Online Probate – When are Solicitors required?
News article published on: 31st January 2019
HM Courts and Tribunals Service has announced its expansion of the online probate application system, which is said to offer the public a simpler way of ‘doing probate’. However, a number of professionals have warned of their concerns of the system and reminded the public of situations of when it will still be necessary to seek advice from a solicitor.
The online service is available to most named executors in England and Wales. It is currently not available to apply for letters of administration, which is the name of the grant in cases of intestacy. It allows applicants to apply, pay and swear a statement of truth online.
The system is not appropriate for all cases and specifically not for more complex estates, where matters can quickly become difficult to administer and lead to additional legal costs being incurred. Importantly, many members of the public are unaware that they can find themselves personally liable for any mistakes they make.

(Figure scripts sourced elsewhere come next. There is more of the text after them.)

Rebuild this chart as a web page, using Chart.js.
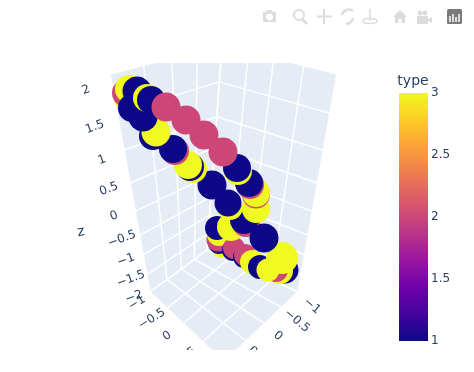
<!DOCTYPE html>
<html lang="en">
<head>
<meta charset="UTF-8">
<title>type</title>
<script src="https://cdn.jsdelivr.net/npm/chart.js"></script>
<style>
    body { margin: 0; background: #fff; }
    #wrap { position: relative; width: 474px; height: 372px; }
    #bar { position: absolute; left: 0; top: 0; }
</style>
</head>
<body>
<div id="wrap">
    <canvas id="grafico" width="474" height="372"></canvas>
    <svg id="bar" width="474" height="30" fill="#dcdcdc" stroke="none">
        <!-- camera -->
        <path d="M263 12h3l1.500-2h4l1.500 2h3v10h-13z M269.500 13.500a3.500 3.500 0 1 0 .01 0z" fill-rule="evenodd"/>
        <!-- zoom -->
        <circle cx="299" cy="15" r="5" fill="none" stroke="#dcdcdc" stroke-width="2"/>
        <path d="M302 19l5 5" stroke="#dcdcdc" stroke-width="2.500"/>
        <!-- pan -->
        <path d="M324 9v15M317 16.500h15" stroke="#dcdcdc" stroke-width="2"/>
        <!-- orbit -->
        <path d="M342 15a7 7 0 0 1 11-4M346 24a7 7 0 0 0 7-6" fill="none" stroke="#dcdcdc" stroke-width="2.500"/>
        <!-- turntable -->
        <path d="M370 9v12" stroke="#dcdcdc" stroke-width="1.500"/>
        <ellipse cx="370" cy="21" rx="7" ry="2.500" fill="none" stroke="#dcdcdc" stroke-width="1.500"/>
        <!-- home -->
        <path d="M400 10l7 7h-2v6h-3.500v-4h-3v4h-3.500v-6h-2z"/>
        <!-- video -->
        <rect x="417" y="16" width="11" height="8"/><circle cx="420" cy="13" r="2.500"/><circle cx="425" cy="13" r="2.500"/><path d="M428 19l4-2v6l-4-2z"/>
        <!-- plotly logo -->
        <rect x="447" y="9" width="15" height="15" rx="1.500" fill="#7a7a7a"/>
        <path d="M450 16v6M453 14v8M456 17v5M459 14v8" stroke="#fff" stroke-width="1.500"/>
    </svg>
</div>

<script>
    // pontos, na ordem de desenho (o de baixo primeiro)
    const pointX = [222,219,218,219,217, 233,234,244,245, 252,260, 285,280,276,268,282,
        231,246,244,264,
        256,256,256, 250,249,238,237,
        230,228,212, 193,190,188, 175,173, 153,156,
        128,126,129,132,143,137,147,151,
        166,186,204,223];
    const pointY = [248,243,240,234,228, 250,248,257,255, 262,267, 270,271,270,270,258,
        227,223,220,238,
        209,194.500,193, 185,183,171,168,
        207,203,185, 169,167,165, 151,149, 136,132,
        98,93,89,108,117,91,98,100,
        107,120,135,152];
    const pointType = [3,1,2,3,1, 1,2,1,2, 3,1, 1,3,2,3,3,
        3,2,1,1,
        3,2,3, 2,1,3,1,
        3,1,1, 3,1,3, 2,1, 1,3,
        3,2,3,1,1,1,3,1,
        2,2,2,2];
    const pointSize = [10,11,11.500,12,12, 11,11,11,11, 12,12, 13.500,13,12,11.500,16,
        14,14,14,14.500,
        14,14,14, 14,14,14,14,
        13,13.500,14.500, 14,14,14, 14,14, 14,14.500,
        14,14,14,14,14.500,14.500,14,14,
        14.500,14.500,14.500,14.500];

    const zTicks = ["2", "1.5", "1", "0.5", "0", "−0.5", "−1", "−1.5", "−2"];
    const leftTicks = ["−1", "−0.5", "0", "0.5"];
    const rightTicks = ["−1", "−0.5", "0", "0.5"];
    const colorTicks = [1, 1.5, 2, 2.5, 3];
    const colorStops = ["#0d0887", "#46039f", "#7201a8", "#9c179e", "#bd3786", "#d8576b", "#ed7953", "#fb9f3a", "#fdca26", "#f0f921"];

    const corTexto = "#2a3f5f";
    const fonte = "DejaVu Sans";

    // cantos da cena
    const topBack = [222, 45], leftTop = [110, 74], rightTop = [337, 74];
    const backFloor = [207, 250], leftFloor = [150, 292], rightFloor = [298, 292], frontFloor = [224, 362];

    const zFrac = [0, 0.18, 0.35, 0.50, 0.63, 0.74, 0.83, 0.92, 1];
    const leftFrac = [0, 0.30, 0.55, 0.78, 1];
    const rightFrac = [0, 0.23, 0.45, 0.71, 1];

    function mix(a, b, t) {
        return [a[0] + (b[0] - a[0]) * t, a[1] + (b[1] - a[1]) * t];
    }

    function corDoTipo(v) {
        if (v == 1) return "#0d0887";
        if (v == 2) return "#cc4778";
        return "#f0f921";
    }

    function linha(ctx, a, b) {
        ctx.beginPath();
        ctx.moveTo(a[0], a[1]);
        ctx.lineTo(b[0], b[1]);
        ctx.stroke();
    }

    function parede(ctx, a, b, c, d) {
        ctx.beginPath();
        [a, b, c, d].forEach(function (p) { ctx.lineTo(p[0], p[1]); });
        ctx.closePath();
        ctx.fill();
    }

    function rotulo(ctx, texto, x, y, graus, tam) {
        ctx.save();
        ctx.translate(x, y);
        ctx.rotate(graus * Math.PI / 180);
        ctx.font = tam + "px '" + fonte + "'";
        ctx.fillStyle = corTexto;
        ctx.textAlign = "center";
        ctx.textBaseline = "middle";
        ctx.fillText(texto, 0, 0);
        ctx.restore();
    }

    // paredes e grade da cena, antes dos pontos
    const cena = {
        id: "cena",
        beforeDatasetsDraw(chart) {
            const ctx = chart.ctx;
            ctx.save();
            ctx.beginPath();
            ctx.rect(0, 63, 474, 287);
            ctx.clip();
            ctx.fillStyle = "#e5ecf6";
            parede(ctx, leftTop, topBack, backFloor, leftFloor);
            parede(ctx, topBack, rightTop, rightFloor, backFloor);
            parede(ctx, leftFloor, backFloor, rightFloor, frontFloor);
            ctx.strokeStyle = "#ffffff";
            ctx.lineWidth = 1.5;
            zFrac.forEach(function (t) {
                const b = mix(topBack, backFloor, t);
                linha(ctx, mix(leftTop, leftFloor, t), b);
                linha(ctx, b, mix(rightTop, rightFloor, t));
            });
            leftFrac.forEach(function (t) {
                linha(ctx, mix(leftTop, topBack, t), mix(leftFloor, backFloor, t));
                linha(ctx, mix(leftFloor, backFloor, t), mix(frontFloor, rightFloor, t));
            });
            rightFrac.forEach(function (t) {
                linha(ctx, mix(topBack, rightTop, t), mix(backFloor, rightFloor, t));
                linha(ctx, mix(backFloor, rightFloor, t), mix(leftFloor, frontFloor, t));
            });
            ctx.restore();
        },
        afterDraw(chart) {
            const ctx = chart.ctx;
            const zPos = [[86, 90], [95, 127], [102, 160], [109, 189], [114, 216], [122, 239], [126, 260], [131, 279], [134, 297]];
            zTicks.forEach(function (t, i) { rotulo(ctx, t, zPos[i][0], zPos[i][1], -20, 12); });
            rotulo(ctx, "z", 81, 232, -10, 14);

            ctx.save();
            ctx.beginPath();
            ctx.rect(0, 0, 474, 350);
            ctx.clip();
            const lPos = [[137, 303], [152, 319], [167, 336], [187, 355]];
            leftTicks.forEach(function (t, i) { rotulo(ctx, t, lPos[i][0], lPos[i][1], -32, 12); });
            const rPos = [[312, 306], [297, 321], [278, 336], [257, 355]];
            rightTicks.forEach(function (t, i) { rotulo(ctx, t, rPos[i][0], rPos[i][1], 40, 12); });
            ctx.restore();

            // barra de cores
            const topo = 93, base = 341, esq = 399, larg = 29;
            const grad = ctx.createLinearGradient(0, base, 0, topo);
            colorStops.forEach(function (c, i) { grad.addColorStop(i / (colorStops.length - 1), c); });
            ctx.fillStyle = grad;
            ctx.fillRect(esq, topo, larg, base - topo);
            colorTicks.forEach(function (v) {
                const y = base - (v - 1) / 2 * (base - topo);
                ctx.font = "12px '" + fonte + "'";
                ctx.fillStyle = corTexto;
                ctx.textAlign = "left";
                ctx.textBaseline = "middle";
                ctx.fillText(String(v), 431, y);
            });
            rotulo(ctx, "type", 413, 81, 0, 14);
        }
    };

    const dados = pointX.map(function (x, i) {
        return { x: x, y: pointY[i], r: pointSize[i] };
    });

    new Chart(document.getElementById("grafico"), {
        type: "bubble",
        data: {
            datasets: [{
                label: "type",
                data: dados,
                backgroundColor: pointType.map(corDoTipo),
                borderWidth: 0,
                hoverBorderWidth: 0,
                clip: false
            }]
        },
        options: {
            responsive: false,
            animation: false,
            events: [],
            layout: { padding: 0, autoPadding: false },
            plugins: { legend: { display: false }, tooltip: { enabled: false } },
            scales: {
                x: { type: "linear", display: false, min: 0, max: 474 },
                y: { type: "linear", display: false, min: 0, max: 372, reverse: true }
            }
        },
        plugins: [cena]
    });
</script>
</body>
</html>
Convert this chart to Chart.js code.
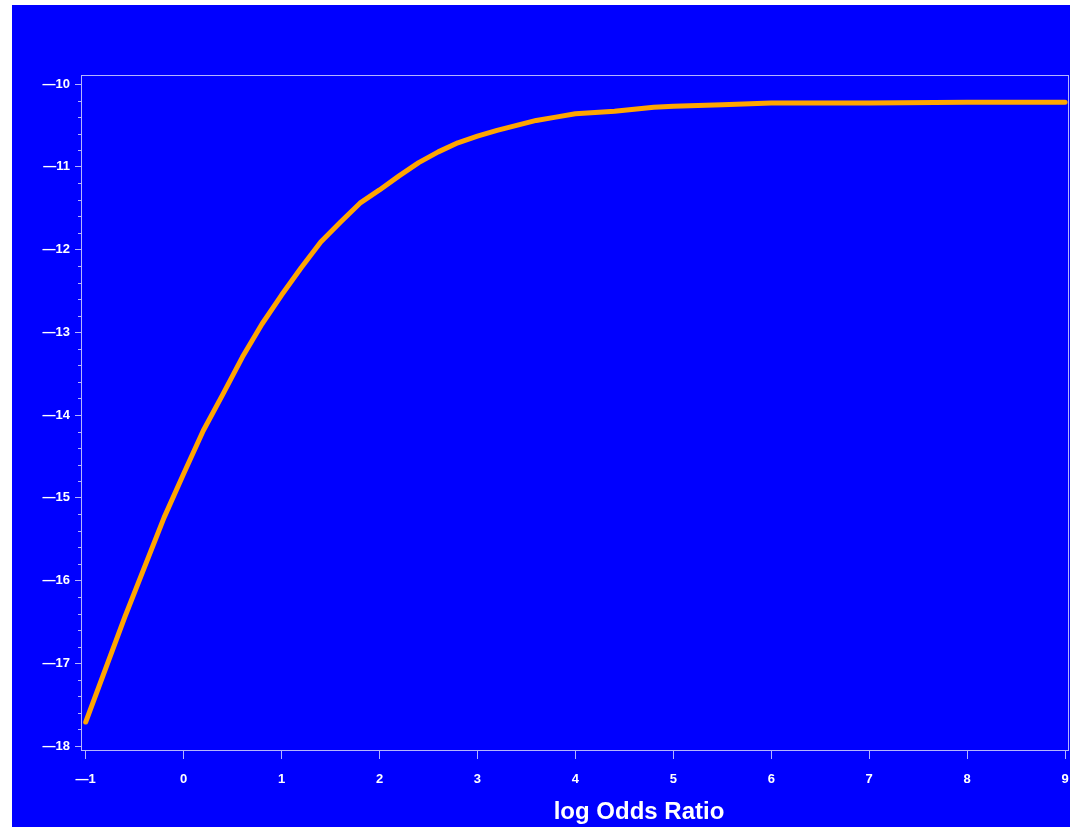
<!DOCTYPE html>
<html>
<head>
<meta charset="utf-8">
<script src="https://cdn.jsdelivr.net/npm/chart.js@4/dist/chart.umd.min.js"></script>
<style>
  html, body { margin: 0; padding: 0; background: #ffffff; }
  #wrap { position: absolute; left: 12px; top: 5px; width: 1058px; height: 822px; background: #0000ff; }
</style>
</head>
<body>
<div id="wrap"><canvas id="c"></canvas></div>
<script>
// Data
const xValues = [-1, -0.6, -0.2, 0, 0.2, 0.4, 0.6, 0.8, 1.0, 1.2, 1.4, 1.6, 1.8, 2.0, 2.2, 2.4, 2.6, 2.8, 3.0, 3.2, 3.4, 3.6, 3.8, 4.0, 4.4, 4.8, 5.0, 5.5, 6.0, 7.0, 8.0, 9.0];
const yValues = [-17.71, -16.44, -15.24, -14.71, -14.19, -13.75, -13.30, -12.90, -12.55, -12.22, -11.91, -11.67, -11.44, -11.28, -11.11, -10.95, -10.82, -10.71, -10.63, -10.56, -10.50, -10.44, -10.40, -10.36, -10.33, -10.28, -10.27, -10.25, -10.23, -10.23, -10.22, -10.22];
const xTicks = [-1, 0, 1, 2, 3, 4, 5, 6, 7, 8, 9];
const yTicks = [-18, -17, -16, -15, -14, -13, -12, -11, -10];
const yMinorStep = 0.2;
const xTitle = 'log Odds Ratio';

const frameColor = '#b4b4ff';
const fmt = v => (v < 0 ? '\u2014' + Math.abs(v) : String(v));

const framePlugin = {
  id: 'frame',
  afterDraw(chart) {
    const ctx = chart.ctx, a = chart.chartArea, ys = chart.scales.y;
    ctx.save();
    ctx.strokeStyle = frameColor;
    ctx.lineWidth = 1;
    ctx.strokeRect(a.left + 0.5, a.top + 0.5, a.right - a.left - 1, a.bottom - a.top - 1);
    // minor ticks on y axis
    for (let i = 0; i < yTicks.length - 1; i++) {
      for (let k = 1; k < 5; k++) {
        const v = yTicks[i] + k * yMinorStep;
        const py = Math.round(ys.getPixelForValue(v)) + 0.5;
        ctx.beginPath();
        ctx.moveTo(a.left - 3, py);
        ctx.lineTo(a.left, py);
        ctx.stroke();
      }
    }
    // x axis title
    ctx.fillStyle = '#ffffff';
    ctx.font = 'bold 24px "Liberation Sans", Arial, sans-serif';
    ctx.textAlign = 'center';
    ctx.textBaseline = 'middle';
    ctx.fillText(xTitle, 627, 807);
    ctx.restore();
  }
};

new Chart(document.getElementById('c'), {
  type: 'line',
  data: {
    datasets: [{
      data: xValues.map((x, i) => ({ x: x, y: yValues[i] })),
      borderColor: '#ffa500',
      borderWidth: 5,
      pointRadius: 0,
      tension: 0,
      fill: false,
      borderCapStyle: 'round',
      borderJoinStyle: 'round'
    }]
  },
  options: {
    responsive: true,
    maintainAspectRatio: false,
    animation: false,
    layout: { padding: { top: 70, right: 1, left: 0, bottom: 0 } },
    plugins: { legend: { display: false }, tooltip: { enabled: false } },
    scales: {
      x: {
        type: 'linear',
        min: -1.048,
        max: 9.04,
        afterBuildTicks: s => { s.ticks = xTicks.map(v => ({ value: v })); },
        afterFit: s => { s.height = 76; s.paddingLeft = 0; s.paddingRight = 0; },
        grid: { drawOnChartArea: false, drawTicks: true, tickLength: 8, color: frameColor },
        border: { display: false },
        ticks: {
          color: '#ffffff',
          font: { family: '"Liberation Sans", Arial, sans-serif', size: 13, weight: 'bold' },
          padding: 13,
          maxRotation: 0,
          autoSkip: false,
          callback: v => fmt(v)
        }
      },
      y: {
        type: 'linear',
        min: -18.06,
        max: -9.891,
        afterBuildTicks: s => { s.ticks = yTicks.map(v => ({ value: v })); },
        afterFit: s => { s.width = 69; s.paddingTop = 0; s.paddingBottom = 0; },
        grid: { drawOnChartArea: false, drawTicks: true, tickLength: 6, color: frameColor },
        border: { display: false },
        ticks: {
          color: '#ffffff',
          font: { family: '"Liberation Sans", Arial, sans-serif', size: 13, weight: 'bold' },
          padding: 5,
          autoSkip: false,
          callback: v => fmt(v)
        }
      }
    }
  },
  plugins: [framePlugin]
});
</script>
</body>
</html>
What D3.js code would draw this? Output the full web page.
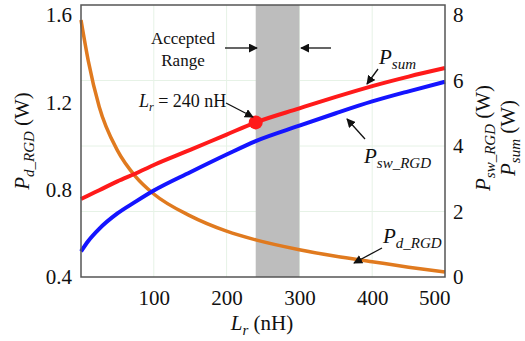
<!DOCTYPE html>
<html>
<head>
<meta charset="utf-8">
<script src="https://cdn.jsdelivr.net/npm/d3@7"></script>
<style>
  html, body { margin: 0; padding: 0; background: #fff; }
  svg { display: block; }
  svg text, svg tspan { font-family: "Liberation Serif", "DejaVu Serif", serif !important; fill: #111; }
</style>
</head>
<body>
<svg id="chart" width="525" height="341"></svg>
<script>
// Inductance sweep (nH)
const lr = [0, 10, 25, 50, 75, 100, 150, 200, 240, 300, 350, 400, 450, 500];
// Gate-resistor driver loss, left axis (W)
const pD = [1.577, 1.39, 1.18, 0.98, 0.86, 0.78, 0.68, 0.61, 0.57, 0.525, 0.495, 0.47, 0.445, 0.423];
// Switching loss, right axis (W)
const pSw = [0.78, 1.10, 1.47, 1.94, 2.30, 2.64, 3.20, 3.74, 4.15, 4.62, 5.00, 5.36, 5.67, 5.96];
// Total loss, right axis (W)
const pSum = [2.38, 2.49, 2.65, 2.92, 3.16, 3.42, 3.88, 4.35, 4.72, 5.15, 5.50, 5.83, 6.12, 6.38];

const xTicks = [100, 200, 300, 400, 500];
const leftTicks = [0.4, 0.8, 1.2, 1.6];
const rightTicks = [0, 2, 4, 6, 8];
const acceptedRange = [240, 300];
const chosenLr = 240;

const svg = d3.select("#chart");
const L = 81, R = 445, T = 5, B = 277;

const x = d3.scaleLinear().domain([0, 500]).range([L, R]);
const yL = d3.scaleLinear().domain([0.4, 1.6]).range([B, 15]);
const yR = d3.scaleLinear().domain([0, 8]).range([B, 15]);

// faint grid
const grid = svg.append("g").attr("stroke", "#e6f2e6").attr("stroke-width", 1);
xTicks.slice(0, -1).forEach(t => grid.append("line").attr("x1", x(t)).attr("x2", x(t)).attr("y1", T).attr("y2", B));
rightTicks.slice(1, -1).forEach(t => grid.append("line").attr("x1", L).attr("x2", R).attr("y1", yR(t)).attr("y2", yR(t)));

// accepted range band
svg.append("rect")
  .attr("x", x(acceptedRange[0])).attr("y", T)
  .attr("width", x(acceptedRange[1]) - x(acceptedRange[0]))
  .attr("height", B - T)
  .attr("fill", "#bdbdbd");

// axes (labels only)
const axB = svg.append("g").attr("transform", `translate(0,${B})`)
  .call(d3.axisBottom(x).tickValues(xTicks).tickSize(0).tickPadding(10).tickFormat(d3.format("d")));
const axL = svg.append("g").attr("transform", `translate(${L},0)`)
  .call(d3.axisLeft(yL).tickValues(leftTicks).tickSize(0).tickPadding(9).tickFormat(d3.format(".1f")));
const axR = svg.append("g").attr("transform", `translate(${R},0)`)
  .call(d3.axisRight(yR).tickValues(rightTicks).tickSize(0).tickPadding(8).tickFormat(d3.format("d")));
[axB, axL, axR].forEach(a => {
  a.attr("font-family", null).attr("font-size", null);
  a.select(".domain").remove();
  a.selectAll("text").style("font-size", "21px").attr("fill", "#111");
});
axB.selectAll("text").attr("dy", "0.85em");
// last bottom label sits inside the frame corner, clear of the right axis "0"
axB.selectAll("text").filter(d => d === 500).attr("text-anchor", "end").attr("x", 5);

// curves
const curve = d3.curveMonotoneX;
const lineL = d3.line().x((d, i) => x(lr[i])).y(d => yL(d)).curve(curve);
const lineR = d3.line().x((d, i) => x(lr[i])).y(d => yR(d)).curve(curve);
svg.append("path").attr("d", lineL(pD)).attr("fill", "none").attr("stroke", "#e07a1f").attr("stroke-width", 3.5);
svg.append("path").attr("d", lineR(pSw)).attr("fill", "none").attr("stroke", "#1414ff").attr("stroke-width", 4);
svg.append("path").attr("d", lineR(pSum)).attr("fill", "none").attr("stroke", "#ff1a1a").attr("stroke-width", 4);

// plot frame
svg.append("rect").attr("x", L).attr("y", T).attr("width", R - L).attr("height", B - T)
  .attr("fill", "none").attr("stroke", "#555").attr("stroke-width", 1.5);

// chosen design point
svg.append("circle").attr("cx", x(chosenLr)).attr("cy", yR(pSum[lr.indexOf(chosenLr)])).attr("r", 7).attr("fill", "#ff1a1a");

// arrow marker
svg.append("defs").append("marker")
  .attr("id", "ah").attr("viewBox", "0 0 10 10").attr("refX", 9).attr("refY", 5)
  .attr("markerWidth", 9).attr("markerHeight", 9).attr("markerUnits", "userSpaceOnUse").attr("orient", "auto")
  .append("path").attr("d", "M0,0 L10,5 L0,10 z").attr("fill", "#111");
function arrow(x1, y1, x2, y2) {
  svg.append("line").attr("x1", x1).attr("y1", y1).attr("x2", x2).attr("y2", y2)
    .attr("stroke", "#111").attr("stroke-width", 1.3).attr("marker-end", "url(#ah)");
}

// labels with subscripts
function subLabel(g, main, sub, opts = {}) {
  const t = g.append("text").style("font-size", (opts.size || 21) + "px");
  if (opts.anchor) t.attr("text-anchor", opts.anchor);
  t.append("tspan").style("font-style", "italic").text(main);
  t.append("tspan").style("font-style", "italic").style("font-size", (opts.subSize || 15) + "px").attr("dy", 5).text(sub);
  if (opts.tail) t.append("tspan").attr("dy", -5).text(opts.tail);
  return t;
}

// range annotation
svg.append("text").attr("x", 183).attr("y", 44).attr("text-anchor", "middle").style("font-size", "17px").text("Accepted");
svg.append("text").attr("x", 183).attr("y", 66).attr("text-anchor", "middle").style("font-size", "17px").text("Range");
arrow(225, 48, 257, 48);
arrow(331, 48, 301, 48);

// design point annotation
const lrLab = svg.append("text").attr("x", 139).attr("y", 107).style("font-size", "18px");
lrLab.append("tspan").style("font-style", "italic").text("L");
lrLab.append("tspan").style("font-style", "italic").style("font-size", "12px").attr("dy", 4).text("r");
lrLab.append("tspan").attr("dy", -4).text(" = 240 nH");
arrow(226, 103, 253, 117);

// curve labels
subLabel(svg.append("g").attr("transform", "translate(379,64)"), "P", "sum");
arrow(378, 69, 367, 84);
subLabel(svg.append("g").attr("transform", "translate(364,163)"), "P", "sw_RGD");
arrow(365, 139, 347, 119);
subLabel(svg.append("g").attr("transform", "translate(383,243)"), "P", "d_RGD");
arrow(382, 248, 354, 263);

// axis titles
const xt = svg.append("text").attr("x", 262).attr("y", 330).attr("text-anchor", "middle").style("font-size", "21px");
xt.append("tspan").style("font-style", "italic").text("L");
xt.append("tspan").style("font-style", "italic").style("font-size", "15px").attr("dy", 5).text("r");
xt.append("tspan").attr("dy", -5).text(" (nH)");

subLabel(svg.append("g").attr("transform", "translate(29,141) rotate(-90)"), "P", "d_RGD", { anchor: "middle", tail: " (W)" });
subLabel(svg.append("g").attr("transform", "translate(490,138) rotate(-90)"), "P", "sw_RGD", { anchor: "middle", tail: " (W)" });
subLabel(svg.append("g").attr("transform", "translate(515,138) rotate(-90)"), "P", "sum", { anchor: "middle", tail: " (W)" });
</script>
</body>
</html>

Specific examples of when it will be appropriate to seek profession advice include where:
1) The value of the estate is over the Inheritance Tax threshold;
2) monies are to be held in a trust created by the will;
3) foreign aspects are included;
4) all or part of the residue of an estate is left to charity, or divided between exempt and non exempt beneficiaries; or
5) there have been significant lifetime gifts.
These sorts of circumstances can create hidden traps for the unwary.
Concerns have also been raised over the risk of the system being abused, including the exploitation of vulnerable people and their assets.
The private client department at Osbornes is led by Jan Atkinson who specialises in estate planning and complex estate administrations and contentious wills and estates. To speak with Jan or a member of her team call us on 020 7485 8811 or fill in an online enquiry form.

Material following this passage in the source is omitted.